Implications of Woodruff's Conduct

The court placed significant weight on Woodruff's conduct, which reflected a partnership rather than a simple employer-employee relationship. Woodruff engaged in activities such as collecting payments, issuing receipts, and managing the quarry operations, all of which are characteristic of a business partner. The court found it particularly telling that Woodruff, despite his denials, had made statements to third parties affirming the partnership, which undermined his credibility. Additionally, the court noted that Woodruff had executed a power of attorney allowing another party to dispose of equipment owned by the construction company, indicating he treated the business as a partnership. This conduct was contrasted with Graf's role, who primarily managed the financial records and operations from afar. The court concluded that Woodruff's actions and his public representations strongly supported the existence of a partnership, further justifying the reversal of the chancellor’s ruling. The court emphasized that the overall circumstances, including how both parties operated and presented themselves to others, reinforced Graf's claim that a partnership was established and persisted throughout their business dealings.

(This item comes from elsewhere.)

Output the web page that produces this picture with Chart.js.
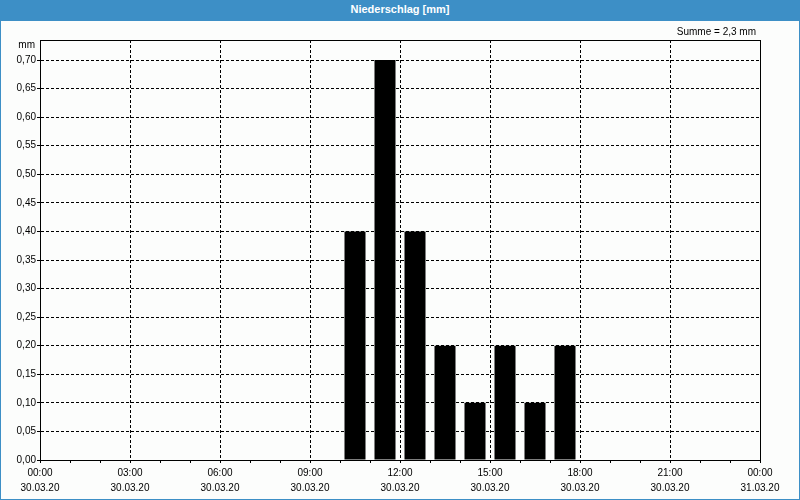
<!DOCTYPE html>
<html>
<head>
<meta charset="utf-8">
<script src="https://cdn.jsdelivr.net/npm/chart.js@4"></script>
<style>
  html, body { margin: 0; padding: 0; background: #fff; }
  #frame { width: 800px; height: 500px; box-sizing: border-box; border: 1px solid #3d8fc6; border-top: none; background: #fcfdfc; }
  #head { height: 21px; background: #3d8fc6; color: #fff; font: bold 11px "Liberation Sans", Arial, sans-serif; text-align: center; line-height: 19px; }
  #wrap { position: relative; width: 798px; height: 478px; }
</style>
</head>
<body>
<div id="frame">
  <div id="head">Niederschlag [mm]</div>
  <div id="wrap"><canvas id="rainChart"></canvas></div>
</div>
<script>
// hourly precipitation, 30.03.20 (hour of day -> mm)
var hours = [10, 11, 12, 13, 14, 15, 16, 17];
var rain = [0.4, 0.7, 0.4, 0.2, 0.1, 0.2, 0.1, 0.2];
var xTickTimes = ["00:00", "03:00", "06:00", "09:00", "12:00", "15:00", "18:00", "21:00", "00:00"];
var xTickDates = ["30.03.20", "30.03.20", "30.03.20", "30.03.20", "30.03.20", "30.03.20", "30.03.20", "30.03.20", "31.03.20"];

var font = "Liberation Sans, Arial, sans-serif";

var points = [];
for (i = 0; i < hours.length; i++) {
  points.push({ x: hours[i] + 0.5, y: rain[i] });
}

var total = 0;
rain.forEach((v) => { total += v; });

// frame around the plot plus the small texts ("mm", Summe)
var extras = {
  id: 'extras',
  afterDraw: function(chart) {
    var ctx = chart.ctx;
    var a = chart.chartArea;
    ctx.save();
    ctx.strokeStyle = '#000';
    ctx.lineWidth = 1;
    ctx.strokeRect(Math.round(a.left) + 0.5, Math.round(a.top) + 0.5, Math.round(a.right - a.left), Math.round(a.bottom - a.top));
    ctx.fillStyle = '#000';
    ctx.font = '10px ' + font;
    ctx.textAlign = 'right';
    ctx.textBaseline = 'middle';
    ctx.fillText('mm', a.left - 5, a.top + 5);
    ctx.fillText('Summe = ' + total.toFixed(1).replace('.', ',') + ' mm', a.right - 4, a.top - 8);
    ctx.restore();
  }
};

let myChart = document.getElementById('rainChart');

let myBarChart = new Chart(myChart, {
  type: 'bar',
  data: {
    datasets: [
      {
        data: points,
        backgroundColor: '#000',
        borderWidth: 0,
        barPercentage: 0.7,
        categoryPercentage: 1.0
      }
    ]
  },
  options: {
    responsive: true,
    maintainAspectRatio: false,
    animation: false,
    layout: { padding: { left: 0, right: 39, top: 19, bottom: 0 } },
    plugins: { legend: { display: false }, tooltip: { enabled: false } },
    scales: {
      x: {
        type: 'linear',
        min: 0,
        max: 24,
        offset: false,
        afterFit: function(s) { s.height = 39; },
        ticks: {
          stepSize: 1,
          autoSkip: false,
          maxRotation: 0,
          padding: 2,
          color: '#000',
          font: { family: font, size: 10, lineHeight: 1.55 },
          callback: function(v) {
            if (v % 3 !== 0) return '';
            return [xTickTimes[v / 3], xTickDates[v / 3]];
          }
        },
        grid: {
          offset: false,
          color: function(c) {
            var v = c.tick ? c.tick.value : 0;
            return (v % 3 === 0 && v > 0 && v < 24) ? '#000' : 'rgba(0,0,0,0)';
          },
          tickColor: '#000',
          tickLength: 3,
          tickBorderDash: []
        },
        border: { color: '#000', width: 1, dash: [3, 2] }
      },
      y: {
        min: 0,
        max: 0.735,
        afterFit: function(s) { s.width = 39; },
        afterBuildTicks: function(s) {
          s.ticks = s.ticks.filter((t) => t.value <= 0.7001);
        },
        ticks: {
          stepSize: 0.05,
          padding: 1,
          color: '#000',
          font: { family: font, size: 10 },
          callback: function(v) { return v.toFixed(2).replace('.', ','); }
        },
        grid: {
          color: function(c) {
            var v = c.tick ? c.tick.value : 0;
            return v > 0.001 ? '#000' : 'rgba(0,0,0,0)';
          },
          tickColor: '#000',
          tickLength: 3,
          tickBorderDash: [3, 2]
        },
        border: { color: '#000', width: 1, dash: [3, 2] }
      }
    }
  },
  plugins: [extras]
});
</script>
</body>
</html>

Legal Standards for Partnership

In reaching its decision, the Kentucky Court of Appeals relied on established legal standards that define the existence of a partnership. A partnership typically arises when there is an agreement between parties to share profits and manage a business together. The court reiterated that actual sharing of profits is a key indicator of a partnership; however, it also acknowledged that mere compensation for services can complicate this determination. The court looked beyond the initial agreement and focused on the parties' actions, recognizing that these could provide a clearer picture of their intentions. The court noted that while sharing profits is significant, it is not the sole determinant of a partnership's existence. Instead, the court considered the totality of the evidence, including the contributions made by each party, the manner in which they conducted business, and their public representations regarding their relationship. Ultimately, the court concluded that the evidence collectively established a partnership, satisfying the legal criteria necessary for such a determination, thereby warranting a reversal of the chancellor's decision.

Conclusion of the Court

The Kentucky Court of Appeals reversed the chancellor's decision, concluding that a partnership existed between Graf and Woodruff. The court found that the evidence, including financial contributions, management activities, and public representations by Woodruff, overwhelmingly supported Graf's claim of a partnership. The court noted that the chancellor's doubts were not adequately supported by the evidence and that the partnership had not been abandoned as previously suggested. The appellate court reinstated the earlier findings of the commissioner, which had recognized the partnership and addressed the financial obligations resulting from their business dealings. The court emphasized that the status of the partnership had legal implications that warranted further proceedings to resolve outstanding financial matters between the parties. Ultimately, the court's ruling underscored the importance of examining both the intentions and actions of the parties involved when determining the existence of a partnership, thereby ensuring that justice was served in this case.